-- BEGIN Supplied entries --

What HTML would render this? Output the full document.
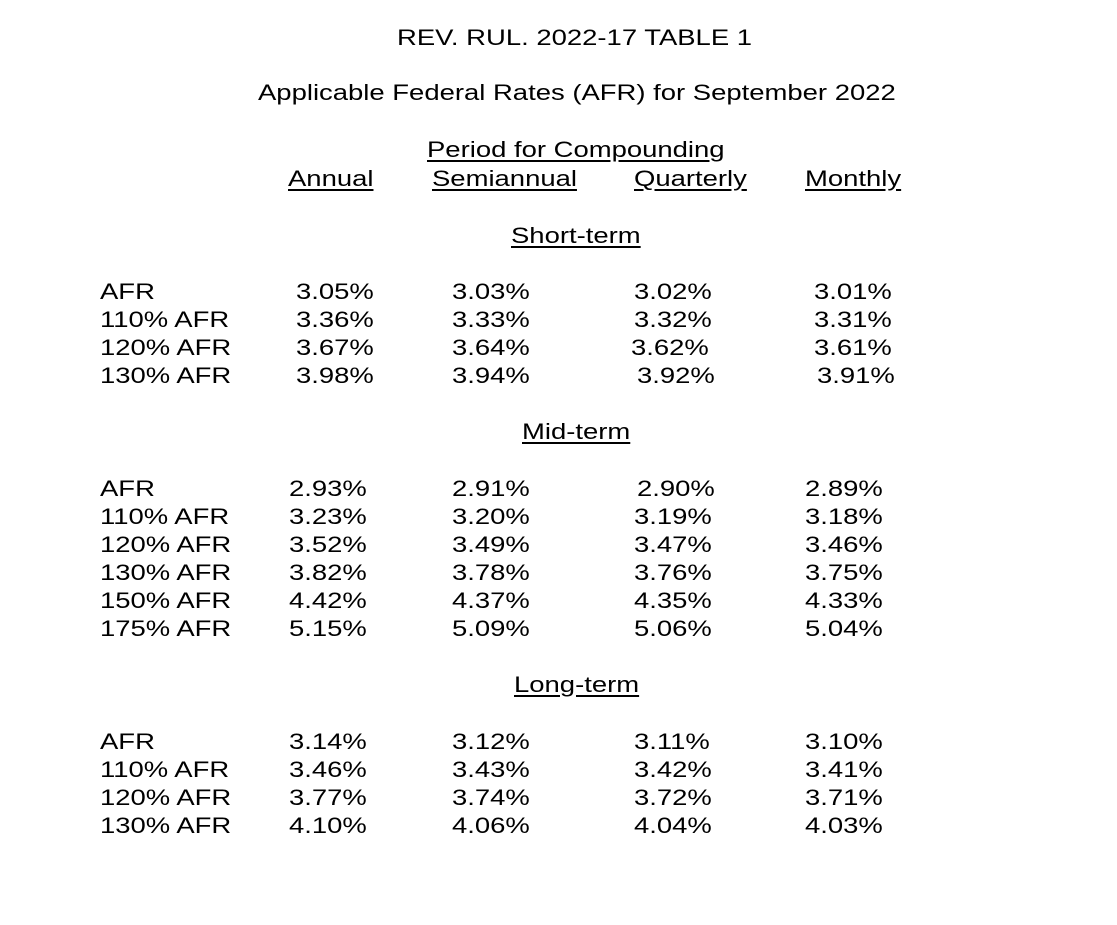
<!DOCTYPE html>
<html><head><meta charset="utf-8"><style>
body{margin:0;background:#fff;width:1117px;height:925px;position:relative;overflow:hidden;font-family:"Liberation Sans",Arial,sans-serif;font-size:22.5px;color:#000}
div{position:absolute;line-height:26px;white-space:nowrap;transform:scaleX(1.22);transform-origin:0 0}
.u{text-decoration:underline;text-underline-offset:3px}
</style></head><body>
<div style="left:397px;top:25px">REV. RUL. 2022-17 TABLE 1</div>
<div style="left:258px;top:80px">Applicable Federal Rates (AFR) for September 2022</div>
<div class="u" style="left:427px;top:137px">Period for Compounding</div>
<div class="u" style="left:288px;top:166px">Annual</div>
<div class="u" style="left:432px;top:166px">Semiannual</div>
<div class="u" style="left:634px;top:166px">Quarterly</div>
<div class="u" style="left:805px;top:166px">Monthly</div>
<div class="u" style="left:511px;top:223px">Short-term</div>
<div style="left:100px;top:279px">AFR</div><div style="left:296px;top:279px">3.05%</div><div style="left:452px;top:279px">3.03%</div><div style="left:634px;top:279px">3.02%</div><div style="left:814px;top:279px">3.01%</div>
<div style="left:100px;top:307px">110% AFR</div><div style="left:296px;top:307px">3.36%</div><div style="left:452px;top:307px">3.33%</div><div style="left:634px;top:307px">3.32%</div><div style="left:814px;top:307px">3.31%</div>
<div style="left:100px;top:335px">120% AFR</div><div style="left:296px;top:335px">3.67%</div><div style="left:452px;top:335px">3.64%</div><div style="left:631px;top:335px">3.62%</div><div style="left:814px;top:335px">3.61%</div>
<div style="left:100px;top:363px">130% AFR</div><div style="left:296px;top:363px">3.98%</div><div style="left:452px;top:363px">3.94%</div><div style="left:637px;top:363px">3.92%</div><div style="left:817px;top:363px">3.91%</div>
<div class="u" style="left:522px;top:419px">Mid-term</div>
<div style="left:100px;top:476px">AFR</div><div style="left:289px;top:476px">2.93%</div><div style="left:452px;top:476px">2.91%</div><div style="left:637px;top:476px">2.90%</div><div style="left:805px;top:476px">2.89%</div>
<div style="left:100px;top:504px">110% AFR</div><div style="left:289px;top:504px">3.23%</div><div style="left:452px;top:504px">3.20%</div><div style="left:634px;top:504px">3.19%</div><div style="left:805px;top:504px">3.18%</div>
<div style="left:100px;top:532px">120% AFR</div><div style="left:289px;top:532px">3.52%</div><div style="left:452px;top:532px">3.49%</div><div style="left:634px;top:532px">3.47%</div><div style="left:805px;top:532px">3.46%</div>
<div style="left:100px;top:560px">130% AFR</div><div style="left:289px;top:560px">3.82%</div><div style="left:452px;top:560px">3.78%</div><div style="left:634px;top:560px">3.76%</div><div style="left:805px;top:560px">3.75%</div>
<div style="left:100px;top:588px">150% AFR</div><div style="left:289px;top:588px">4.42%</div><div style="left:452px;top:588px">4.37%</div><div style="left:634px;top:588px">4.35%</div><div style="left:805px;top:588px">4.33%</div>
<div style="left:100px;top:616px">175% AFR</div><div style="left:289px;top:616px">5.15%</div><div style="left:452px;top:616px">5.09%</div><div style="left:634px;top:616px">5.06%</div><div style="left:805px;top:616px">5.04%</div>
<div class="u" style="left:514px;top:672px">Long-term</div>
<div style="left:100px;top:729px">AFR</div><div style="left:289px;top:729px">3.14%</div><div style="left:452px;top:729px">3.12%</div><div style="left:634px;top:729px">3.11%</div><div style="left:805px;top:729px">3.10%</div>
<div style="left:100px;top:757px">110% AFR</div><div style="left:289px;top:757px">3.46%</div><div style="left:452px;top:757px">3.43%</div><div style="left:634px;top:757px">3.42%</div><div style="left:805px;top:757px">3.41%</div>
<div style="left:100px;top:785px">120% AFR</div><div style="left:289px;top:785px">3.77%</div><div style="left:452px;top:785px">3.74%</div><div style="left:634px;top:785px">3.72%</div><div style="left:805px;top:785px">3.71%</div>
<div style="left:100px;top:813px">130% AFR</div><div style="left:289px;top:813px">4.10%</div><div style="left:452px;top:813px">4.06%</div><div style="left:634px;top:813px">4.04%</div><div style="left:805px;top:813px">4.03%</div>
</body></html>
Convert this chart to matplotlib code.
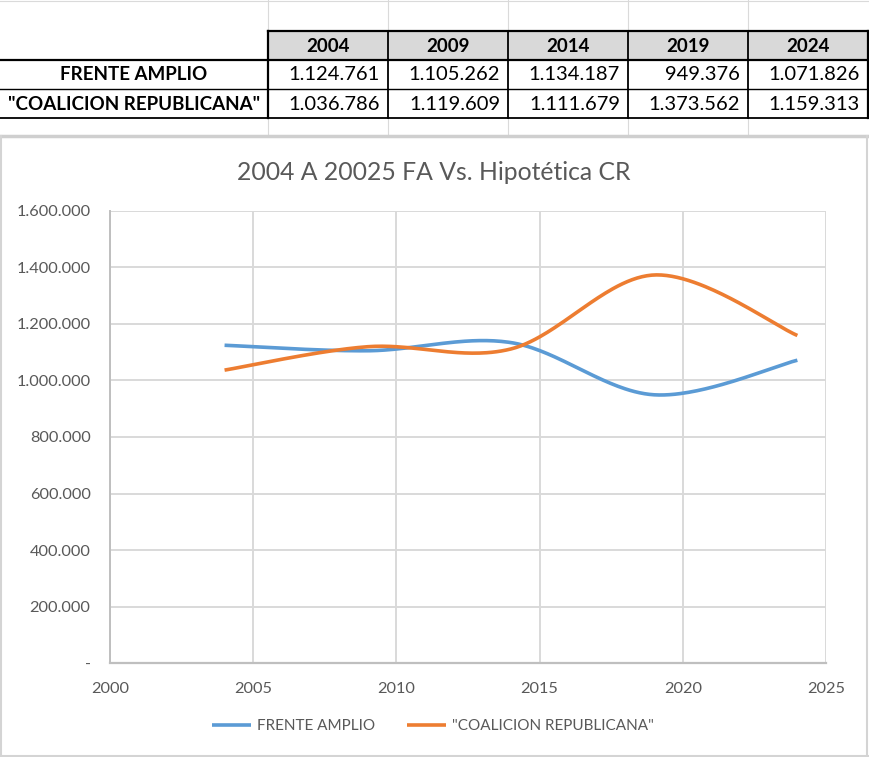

-- END Supplied entries --

| To do |
Exactly reproduce the entries above, minus the pictures.

| Solution to the exercise |
What HTML would render this? Output the full document.
<!DOCTYPE html>
<html><head><meta charset="utf-8"><style>
body{margin:0;background:#fff;width:1117px;height:925px;position:relative;overflow:hidden;font-family:"Liberation Sans",Arial,sans-serif;font-size:22.5px;color:#000}
div{position:absolute;line-height:26px;white-space:nowrap;transform:scaleX(1.22);transform-origin:0 0}
.u{text-decoration:underline;text-underline-offset:3px}
</style></head><body>
<div style="left:397px;top:25px">REV. RUL. 2022-17 TABLE 1</div>
<div style="left:258px;top:80px">Applicable Federal Rates (AFR) for September 2022</div>
<div class="u" style="left:427px;top:137px">Period for Compounding</div>
<div class="u" style="left:288px;top:166px">Annual</div>
<div class="u" style="left:432px;top:166px">Semiannual</div>
<div class="u" style="left:634px;top:166px">Quarterly</div>
<div class="u" style="left:805px;top:166px">Monthly</div>
<div class="u" style="left:511px;top:223px">Short-term</div>
<div style="left:100px;top:279px">AFR</div><div style="left:296px;top:279px">3.05%</div><div style="left:452px;top:279px">3.03%</div><div style="left:634px;top:279px">3.02%</div><div style="left:814px;top:279px">3.01%</div>
<div style="left:100px;top:307px">110% AFR</div><div style="left:296px;top:307px">3.36%</div><div style="left:452px;top:307px">3.33%</div><div style="left:634px;top:307px">3.32%</div><div style="left:814px;top:307px">3.31%</div>
<div style="left:100px;top:335px">120% AFR</div><div style="left:296px;top:335px">3.67%</div><div style="left:452px;top:335px">3.64%</div><div style="left:631px;top:335px">3.62%</div><div style="left:814px;top:335px">3.61%</div>
<div style="left:100px;top:363px">130% AFR</div><div style="left:296px;top:363px">3.98%</div><div style="left:452px;top:363px">3.94%</div><div style="left:637px;top:363px">3.92%</div><div style="left:817px;top:363px">3.91%</div>
<div class="u" style="left:522px;top:419px">Mid-term</div>
<div style="left:100px;top:476px">AFR</div><div style="left:289px;top:476px">2.93%</div><div style="left:452px;top:476px">2.91%</div><div style="left:637px;top:476px">2.90%</div><div style="left:805px;top:476px">2.89%</div>
<div style="left:100px;top:504px">110% AFR</div><div style="left:289px;top:504px">3.23%</div><div style="left:452px;top:504px">3.20%</div><div style="left:634px;top:504px">3.19%</div><div style="left:805px;top:504px">3.18%</div>
<div style="left:100px;top:532px">120% AFR</div><div style="left:289px;top:532px">3.52%</div><div style="left:452px;top:532px">3.49%</div><div style="left:634px;top:532px">3.47%</div><div style="left:805px;top:532px">3.46%</div>
<div style="left:100px;top:560px">130% AFR</div><div style="left:289px;top:560px">3.82%</div><div style="left:452px;top:560px">3.78%</div><div style="left:634px;top:560px">3.76%</div><div style="left:805px;top:560px">3.75%</div>
<div style="left:100px;top:588px">150% AFR</div><div style="left:289px;top:588px">4.42%</div><div style="left:452px;top:588px">4.37%</div><div style="left:634px;top:588px">4.35%</div><div style="left:805px;top:588px">4.33%</div>
<div style="left:100px;top:616px">175% AFR</div><div style="left:289px;top:616px">5.15%</div><div style="left:452px;top:616px">5.09%</div><div style="left:634px;top:616px">5.06%</div><div style="left:805px;top:616px">5.04%</div>
<div class="u" style="left:514px;top:672px">Long-term</div>
<div style="left:100px;top:729px">AFR</div><div style="left:289px;top:729px">3.14%</div><div style="left:452px;top:729px">3.12%</div><div style="left:634px;top:729px">3.11%</div><div style="left:805px;top:729px">3.10%</div>
<div style="left:100px;top:757px">110% AFR</div><div style="left:289px;top:757px">3.46%</div><div style="left:452px;top:757px">3.43%</div><div style="left:634px;top:757px">3.42%</div><div style="left:805px;top:757px">3.41%</div>
<div style="left:100px;top:785px">120% AFR</div><div style="left:289px;top:785px">3.77%</div><div style="left:452px;top:785px">3.74%</div><div style="left:634px;top:785px">3.72%</div><div style="left:805px;top:785px">3.71%</div>
<div style="left:100px;top:813px">130% AFR</div><div style="left:289px;top:813px">4.10%</div><div style="left:452px;top:813px">4.06%</div><div style="left:634px;top:813px">4.04%</div><div style="left:805px;top:813px">4.03%</div>
</body></html>
Convert this chart to matplotlib code.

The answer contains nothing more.